Posted by: tu3031   2008-02-05 22:28  

#9  TU was on the mark, my warning was to Sinse as to "group consensus" - TU has mine, Sinse should think twice before comments like that, although thinking once seems to be a hardship
Posted by: Frank G   2008-02-05 22:06  

#8  who posted this bulshit anyway

tu3031 did. And I understand him completely. It was too good an opening not to take advantage of. If only I'd seen it first . . . . :-)
Posted by: gorb   2008-02-05 21:54  

#7  "ever-increasing border restrictions from Israel"
a. The subject is the border with Egypt.
b.
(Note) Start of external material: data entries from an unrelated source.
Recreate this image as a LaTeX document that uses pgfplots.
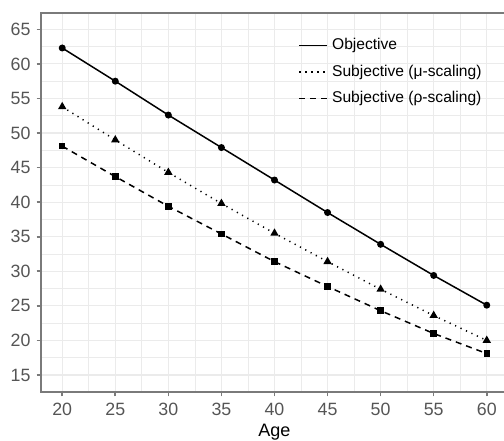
\documentclass[border=0pt]{standalone}
\usepackage{pgfplots}
\pgfplotsset{compat=1.18}
\usepackage{fontspec}
\setmainfont{Liberation Sans}
\definecolor{gridc}{HTML}{EBEBEB}
\definecolor{axc}{HTML}{7A7A7A}
\definecolor{tickc}{HTML}{555555}
\begin{document}
\begin{tikzpicture}
\begin{axis}[
  scale only axis,
  width=233.5pt, height=189.5pt,
  xmin=18, xmax=62, ymin=12.54, ymax=67.36,
  xtick={20,25,...,60}, ytick={15,20,...,65},
  minor x tick num=1, minor y tick num=1,
  grid=both,
  major grid style={gridc, line width=0.6pt},
  minor grid style={gridc, line width=0.35pt},
  axis line style={axc, line width=0.9pt},
  tick style={axc, line width=0.8pt},
  tick align=outside, tick pos=left,
  major tick length=2.2pt, minor tick length=0pt,
  ticklabel style={font=\fontsize{8.9}{10}\selectfont, text=tickc},
  yticklabel style={xshift=0.5pt},
  /pgf/number format/assume math mode=true,
  xlabel={Age},
  xlabel style={font=\fontsize{9}{10}\selectfont, black, yshift=3pt},
  legend style={draw=none, fill=none, at={(0.538,0.955)}, anchor=north west,
    font=\fontsize{7.8}{9}\selectfont, row sep=2.1pt,
    legend cell align=left},
  legend image code/.code={\path (0pt,0pt) -- (14pt,0pt);\draw[#1, mark=none] (0pt,0pt) -- (10.5pt,0pt);},
]
\addplot[black, line width=0.75pt, mark=*, mark size=1.35pt] coordinates {
 (20,62.3) (25,57.5) (30,52.6) (35,47.9) (40,43.2) (45,38.5) (50,33.9) (55,29.4) (60,25.1)};
\addlegendentry{Objective}
\addplot[black, line width=0.75pt, dash pattern=on 0.6pt off 2.4pt, mark=triangle*, mark size=1.7pt, mark options={solid}] coordinates {
 (20,53.8) (25,49.0) (30,44.3) (35,39.8) (40,35.5) (45,31.4) (50,27.4) (55,23.6) (60,20.0)};
\addlegendentry{Subjective (μ-scaling)}
\addplot[black, line width=0.75pt, dash pattern=on 3pt off 2.5pt, mark=square*, mark size=1.25pt, mark options={solid}] coordinates {
 (20,48.1) (25,43.7) (30,39.4) (35,35.4) (40,31.4) (45,27.8) (50,24.3) (55,21.0) (60,18.1)};
\addlegendentry{Subjective (ρ-scaling)}
\end{axis}
\pgfresetboundingbox
\path[use as bounding box] (-20.5pt,-24pt) rectangle (231.5pt,196pt);
\end{tikzpicture}
\end{document}
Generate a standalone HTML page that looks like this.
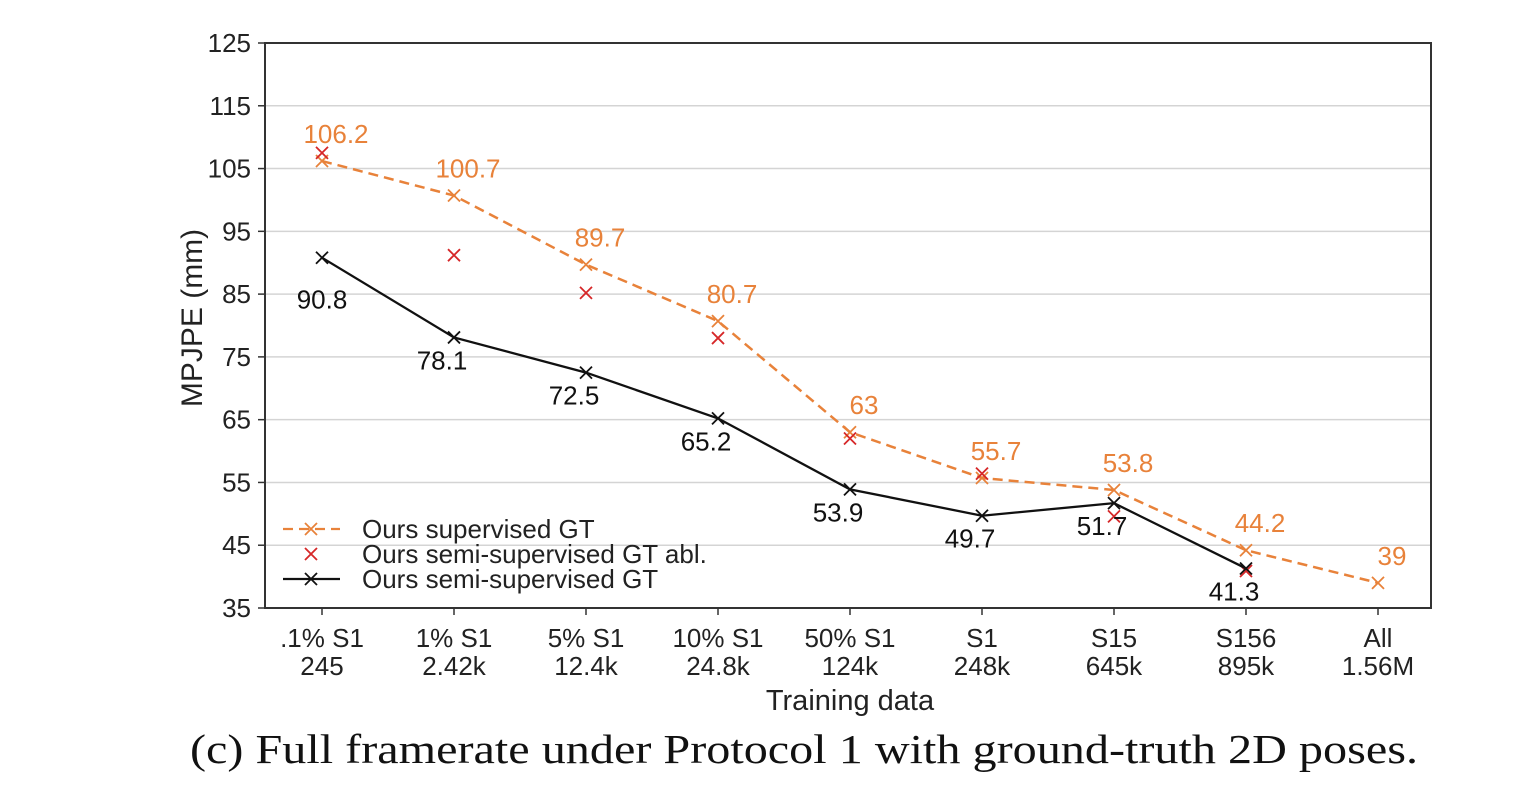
<!DOCTYPE html>
<html><head><meta charset="utf-8"><style>
body{margin:0;background:#fff;width:1528px;height:790px;overflow:hidden}
svg text{font-family:"Liberation Sans",sans-serif}
</style></head><body>
<svg id="c" width="1528" height="790"></svg>
<script>
const categories=[".1% S1|245","1% S1|2.42k","5% S1|12.4k","10% S1|24.8k","50% S1|124k","S1|248k","S15|645k","S156|895k","All|1.56M"];
const supervised=[106.2,100.7,89.7,80.7,63,55.7,53.8,44.2,39];
const semiAbl=[107.5,91.2,85.2,78,62,56.4,49.6,40.9,null];
const semi=[90.8,78.1,72.5,65.2,53.9,49.7,51.7,41.3,null];
const yTicks=[35,45,55,65,75,85,95,105,115,125];
const svg=document.getElementById('c');const NS='http://www.w3.org/2000/svg';
const L=265,R=1431,T=43,B=608;
const x=i=>322+i*(1378-322)/8;
const y=v=>B-(v-35)/(125-35)*(B-T);
function el(t,a,p){const e=document.createElementNS(NS,t);for(const k in a)e.setAttribute(k,a[k]);(p||svg).appendChild(e);return e;}
yTicks.forEach(v=>{
 if(v>35&&v<125){const g=el('line',{x1:L,x2:R,y1:y(v),y2:y(v),stroke:'#d4d4d4','stroke-width':1.5});
 
 }
 el('line',{x1:L-7,x2:L,y1:y(v),y2:y(v),stroke:'#333','stroke-width':1.5});
 const t=el('text',{x:L-14,y:y(v)+9,'text-anchor':'end','font-size':26,fill:'#222'});t.textContent=v;
 
 
});
const fr=el('rect',{x:L,y:T,width:R-L,height:B-T,fill:'none',stroke:'#333','stroke-width':2});


categories.forEach((c,i)=>{
 el('line',{x1:x(i),x2:x(i),y1:B,y2:B+7,stroke:'#333','stroke-width':1.5});
 const [a,b]=c.split('|');
 const t=el('text',{x:x(i),y:B+39,'text-anchor':'middle','font-size':26,fill:'#222'});t.textContent=a;
 
 
 const t2=el('text',{x:x(i),y:B+67,'text-anchor':'middle','font-size':26,fill:'#222'});t2.textContent=b;
 
 
});
function cross(cx,cy,col,name){const g=el('path',{d:`M${cx-6},${cy-6}L${cx+6},${cy+6}M${cx-6},${cy+6}L${cx+6},${cy-6}`,stroke:col,'stroke-width':1.8,fill:'none'});
 
 }
const OR='#e8823a',RED='#d62728';
let d='';supervised.forEach((v,i)=>{d+=(i?'L':'M')+x(i)+','+y(v);});
const l1=el('path',{d,stroke:OR,'stroke-width':2.5,fill:'none','stroke-dasharray':'10,6'});


supervised.forEach((v,i)=>{cross(x(i),y(v),OR,'supervised-point');
 const t=el('text',{x:x(i)+14,y:y(v)-18,'text-anchor':'middle','font-size':26,fill:OR});t.textContent=v;
 
 });
semiAbl.forEach((v,i)=>{if(v!=null)cross(x(i),y(v),RED,'semi-abl-point');});
d='';semi.forEach((v,i)=>{if(v!=null)d+=(i?'L':'M')+x(i)+','+y(v);});
const l2=el('path',{d,stroke:'#111','stroke-width':2.3,fill:'none'});


semi.forEach((v,i)=>{if(v==null)return;cross(x(i),y(v),'#111','semi-point');
 const t=el('text',{x:i?x(i)-12:x(i),y:y(v)+(i?32:51),'text-anchor':'middle','font-size':26,fill:'#111'});t.textContent=v;
 
 });
const leg=[[OR,true,'Ours supervised GT'],[RED,false,'Ours semi-supervised GT abl.'],['#111',true,'Ours semi-supervised GT']];
leg.forEach((e,k)=>{const ly=529+k*25;
 if(e[1])el('line',{x1:283,x2:340,y1:ly,y2:ly,stroke:e[0],'stroke-width':2.3,'stroke-dasharray':k==0?'10,6':'none'});
 cross(311,ly,e[0],'legend-marker');
 const t=el('text',{x:362,y:ly+9,'font-size':26,fill:'#222'});t.textContent=e[2];
 
 });
let t=el('text',{x:850,y:710,'text-anchor':'middle','font-size':29,fill:'#222'});t.textContent='Training data';


t=el('text',{x:0,y:0,'text-anchor':'middle','font-size':30,fill:'#222',transform:'translate(202,318) rotate(-90)'});t.textContent='MPJPE (mm)';


t=el('text',{x:190,y:763,'font-size':41,fill:'#111',textLength:1228,lengthAdjust:'spacingAndGlyphs'});t.textContent='(c) Full framerate under Protocol 1 with ground-truth 2D poses.';
t.setAttribute('style','font-family:"Liberation Serif",serif');


</script>
</body></html>
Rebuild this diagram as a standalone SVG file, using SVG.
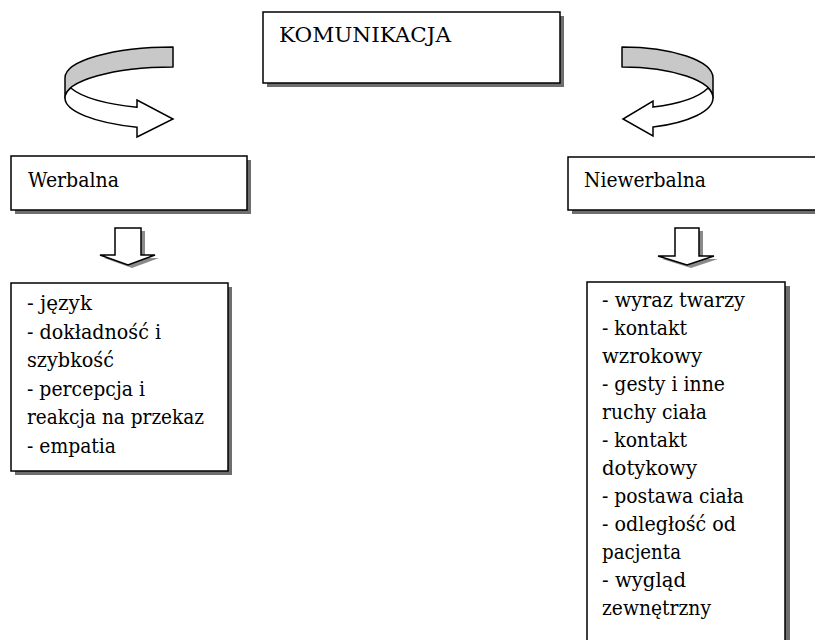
<svg xmlns="http://www.w3.org/2000/svg" width="815" height="640" viewBox="0 0 815 640">
<style>
.box{fill:#fff;stroke:#000;stroke-width:1.5}
.shadow{fill:#6e6e6e}
.t{font-family:'DejaVu Serif','Noto Serif','Liberation Serif',serif;font-size:21px;fill:#000}
.back{fill:#c8c8c8;stroke:#000;stroke-width:1.5;stroke-linejoin:round}
.front{fill:#fff;stroke:#000;stroke-width:1.5;stroke-linejoin:miter}
.ashadow{fill:#8a8a8a}
</style>
<rect width="815" height="640" fill="#fff"/>
<g id="komunikacja">
<rect class="shadow" x="267" y="16" width="297" height="71"/>
<rect class="box" x="263" y="12" width="297" height="71"/>
<text class="t" x="279" y="42" textLength="172" lengthAdjust="spacingAndGlyphs">KOMUNIKACJA</text>
</g>
<g id="werbalna">
<rect class="shadow" x="15" y="160" width="236" height="54"/>
<rect class="box" x="11" y="156" width="236" height="54"/>
<text class="t" x="28" y="187" textLength="91" lengthAdjust="spacingAndGlyphs">Werbalna</text>
</g>
<g id="niewerbalna">
<rect class="shadow" x="572" y="161" width="260" height="53"/>
<rect class="box" x="568" y="157" width="260" height="53"/>
<text class="t" x="584" y="187" textLength="122" lengthAdjust="spacingAndGlyphs">Niewerbalna</text>
</g>
<g id="werbalna-lista">
<rect class="shadow" x="15" y="287" width="217" height="188"/>
<rect class="box" x="11" y="283" width="217" height="188"/>
<text class="t" x="27" y="310" textLength="65" lengthAdjust="spacingAndGlyphs">- język</text>
<text class="t" x="27" y="338.5" textLength="134" lengthAdjust="spacingAndGlyphs">- dokładność i</text>
<text class="t" x="27" y="367" textLength="87" lengthAdjust="spacingAndGlyphs">szybkość</text>
<text class="t" x="27" y="395.5" textLength="118" lengthAdjust="spacingAndGlyphs">- percepcja i</text>
<text class="t" x="27" y="424" textLength="177" lengthAdjust="spacingAndGlyphs">reakcja na przekaz</text>
<text class="t" x="27" y="452.5" textLength="89" lengthAdjust="spacingAndGlyphs">- empatia</text>
</g>
<g id="niewerbalna-lista">
<rect class="shadow" x="591" y="286" width="199" height="370"/>
<rect class="box" x="587" y="282" width="198" height="370"/>
<text class="t" x="602" y="307" textLength="143" lengthAdjust="spacingAndGlyphs">- wyraz twarzy</text>
<text class="t" x="602" y="335" textLength="85" lengthAdjust="spacingAndGlyphs">- kontakt</text>
<text class="t" x="602" y="363" textLength="100" lengthAdjust="spacingAndGlyphs">wzrokowy</text>
<text class="t" x="602" y="391" textLength="123" lengthAdjust="spacingAndGlyphs">- gesty i inne</text>
<text class="t" x="602" y="419" textLength="105" lengthAdjust="spacingAndGlyphs">ruchy ciała</text>
<text class="t" x="602" y="447" textLength="85" lengthAdjust="spacingAndGlyphs">- kontakt</text>
<text class="t" x="602" y="475" textLength="95" lengthAdjust="spacingAndGlyphs">dotykowy</text>
<text class="t" x="602" y="503" textLength="142" lengthAdjust="spacingAndGlyphs">- postawa ciała</text>
<text class="t" x="602" y="531" textLength="134" lengthAdjust="spacingAndGlyphs">- odległość od</text>
<text class="t" x="602" y="559" textLength="79" lengthAdjust="spacingAndGlyphs">pacjenta</text>
<text class="t" x="602" y="587" textLength="84" lengthAdjust="spacingAndGlyphs">- wygląd</text>
<text class="t" x="602" y="615" textLength="109" lengthAdjust="spacingAndGlyphs">zewnętrzny</text>
</g>
<g id="connectors">
<g id="curved-left">
<path class="back" d="M173,47 A108,31 0 0 0 65,78 L65,98 A108,31 0 0 1 173,67 Z"/>
<path class="front" d="M70.8,88 A108,31 0 0 0 137,107.2 L137,100 L173,119 L137,137 L137,127.2 A108,31 0 0 1 65,98 A108,31 0 0 1 70.8,88 Z"/>
</g>
<g id="curved-right">
<path class="back" d="M622,47 A91,31 0 0 1 713,78 L713,98 A91,31 0 0 0 622,67 Z"/>
<path class="front" d="M708.1,88 A91,31 0 0 1 653,107.1 L653,101 L623,119 L653,136 L653,127.1 A91,31 0 0 0 713,98 A91,31 0 0 0 708.1,88 Z"/>
</g>
<g id="down-left">
<polygon class="ashadow" points="119,231 145,231 145,258 159,258 132,268 104,258 119,258"/>
<polygon class="box" points="115,228 141,228 141,255 155,255 128,265 100,255 115,255"/>
</g>
<g id="down-right">
<polygon class="ashadow" points="679,231 703,231 703,259 718,259 691,268 662,259 679,259"/>
<polygon class="box" points="675,228 699,228 699,256 714,256 687,265 658,256 675,256"/>
</g>
</g>
</svg>
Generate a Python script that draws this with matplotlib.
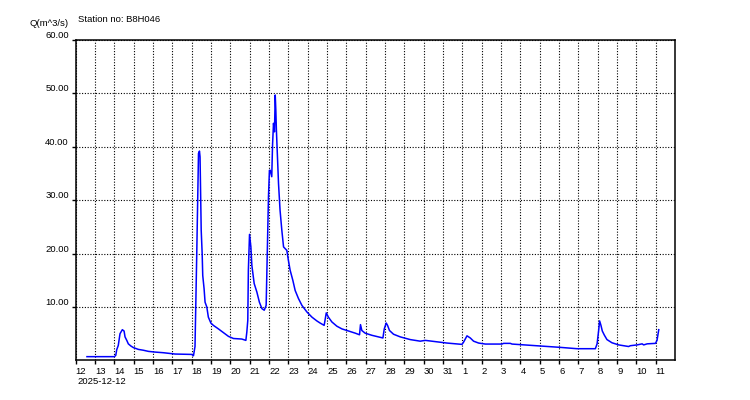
import numpy as np
import matplotlib.pyplot as plt
from matplotlib.transforms import ScaledTranslation

plt.rcParams['font.family'] = ['Liberation Sans', 'DejaVu Sans']

station = 'B8H046'
start_date = '2025-12-12'

# days since 2025-12-12 00:00 and discharge Q (m^3/s)
day = [0.58, 2.0, 2.07, 2.12, 2.2, 2.29, 2.41, 2.5, 2.55, 2.64, 2.72, 2.85, 2.98,
       3.24, 3.5, 3.76, 4.1, 4.53, 5.14, 6.0, 6.09, 6.17, 6.26, 6.35, 6.4, 6.43,
       6.49, 6.54, 6.57, 6.64, 6.69, 6.78, 6.86, 6.99, 7.12, 7.38, 7.64, 7.9, 8.16,
       8.59, 8.8, 8.85, 8.9, 8.93, 8.99, 9.06, 9.11, 9.23, 9.37, 9.5, 9.63, 9.75,
       9.85, 9.92, 9.97, 10.02, 10.06, 10.14, 10.18, 10.23, 10.28, 10.32, 10.35,
       10.38, 10.43, 10.49, 10.57, 10.66, 10.75, 10.92, 11.0, 11.09, 11.23, 11.35,
       11.52, 11.7, 11.96, 12.22, 12.47, 12.64, 12.85, 12.96, 13.07, 13.25, 13.51,
       13.77, 14.11, 14.46, 14.68, 14.73, 14.8, 14.97, 15.32, 15.66, 15.89, 15.96,
       16.06, 16.13, 16.23, 16.44, 16.79, 17.3, 17.82, 18.08, 18.51, 19.2, 19.98,
       20.06, 20.24, 20.41, 20.58, 20.84, 21.19, 22.05, 22.13, 22.48, 22.57, 23.86,
       25.07, 25.93, 26.88, 26.97, 27.05, 27.1, 27.17, 27.24, 27.35, 27.48, 27.74,
       28.09, 28.6, 28.69, 29.04, 29.3, 29.38, 29.56, 29.99, 30.07, 30.16]
flow = [0.7, 0.7, 0.94, 2.0, 2.8, 5.0, 5.75, 5.5, 4.4, 3.75, 3.1, 2.7, 2.4,
        2.06, 1.9, 1.69, 1.56, 1.44, 1.19, 1.12, 0.87, 2.6, 20.0, 38.75, 39.2, 38.1,
        24.4, 20.0, 15.9, 13.4, 10.9, 10.0, 8.1, 7.0, 6.56, 5.9, 5.2, 4.5, 4.1,
        4.0, 3.75, 5.3, 7.5, 16.9, 23.6, 21.25, 17.8, 14.4, 12.8, 10.9, 9.7, 9.4,
        10.3, 21.9, 30.6, 35.6, 35.6, 34.4, 40.3, 44.4, 42.8, 49.7, 46.9,
        43.1, 38.75, 33.1, 28.1, 24.4, 21.25, 20.6, 18.75, 16.9, 15.0, 13.1,
        11.6, 10.3, 9.06, 8.1, 7.4, 7.0, 6.56, 8.9, 8.1, 7.2, 6.4,
        5.9, 5.5, 5.1, 4.8, 6.7, 5.6, 5.1, 4.7, 4.4, 4.2, 5.9,
        7.0, 6.56, 5.6, 4.9, 4.4, 3.9, 3.6, 3.75, 3.56, 3.25, 3.0,
        3.4, 4.6, 4.2, 3.6, 3.25, 3.06, 3.06, 3.19, 3.19, 3.06, 2.75,
        2.44, 2.19, 2.19, 3.1, 5.6, 7.4, 6.56, 5.5, 4.7, 3.9, 3.3,
        2.9, 2.6, 2.75, 2.9, 3.1, 2.9, 3.1, 3.19, 3.75, 5.75]
y_ticks = [10, 20, 30, 40, 50, 60]

t0 = np.datetime64(start_date + 'T00:00')
times = t0 + (np.array(day) * 1440).astype(int).astype('timedelta64[m]')
xt = t0 + np.arange(31).astype('timedelta64[D]')

fig = plt.figure(figsize=(7.5, 4), dpi=100)
ax = fig.add_axes([0.101, 0.099, 0.799, 0.801])

ax.plot(times, flow, color='#0000ff', lw=1.1)

ax.set_xlim(t0, t0 + np.timedelta64(31, 'D'))
ax.set_ylim(0, 60)

ax.set_xticks(xt)
ax.set_xticklabels([str(t.astype(object).day) for t in xt], fontsize=6.8)
ax.set_yticks(y_ticks)
ax.set_yticklabels(['%.2f' % v for v in y_ticks], fontsize=6.8)

dx = ScaledTranslation(1.5 / 72, 0, fig.dpi_scale_trans)
for lab in ax.get_xticklabels():
    lab.set_ha('left')
    lab.set_transform(lab.get_transform() + dx)
dy = ScaledTranslation(0, 1.5 / 72, fig.dpi_scale_trans)
for lab in ax.get_yticklabels():
    lab.set_va('bottom')
    lab.set_transform(lab.get_transform() + dy)

ax.tick_params(direction='out', length=3, width=1, pad=2, colors='black')
ax.grid(True, color='black', lw=0.8, linestyle=(0, (1, 1.5)))
for s in ax.spines.values():
    s.set_linewidth(1.1)

fig.text(30 / 750, 1 - 23 / 400, 'Q(m^3/s)', fontsize=6.8, va='center')
fig.text(78 / 750, 1 - 20 / 400, 'Station no: ' + station, fontsize=6.8, va='center')
fig.text(77 / 750, 1 - 381 / 400, start_date, fontsize=6.8, va='center')

fig.savefig('out.png', dpi=100)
Gaza fired more rockets into Israel today, so Gaza expects what?
c. You voted for Hamas, right?
Posted by: Darrell   2008-02-05 19:40  

#6  It is Hamas and Egypt that have closed the border. Why are the Palestinians blaming the Jooooos?
Oh, right. They blame the Jooooos for everything bad.
Posted by: Rambler   2008-02-05 16:35  

#5  Dead jihadist should make good fertilizer Naim Ahjazi... ya know just saying..
Posted by: 3dc   2008-02-05 15:57  

#4  it's listed right there, and I don't think you wanna go down that path, Sinse.
Posted by: Frank G   2008-02-05 15:43  

#3  who posted this bulshit anyway
Posted by: sinse   2008-02-05 15:21  

#2  for a moment i had a tear in my eye, but then i realized i don't really give a shit about the paleos plight
Posted by: sinse   2008-02-05 15:20  

#1  I'll have to go live under a tree

Idiot! Look at Berkeley - you live IN a tree, dammit!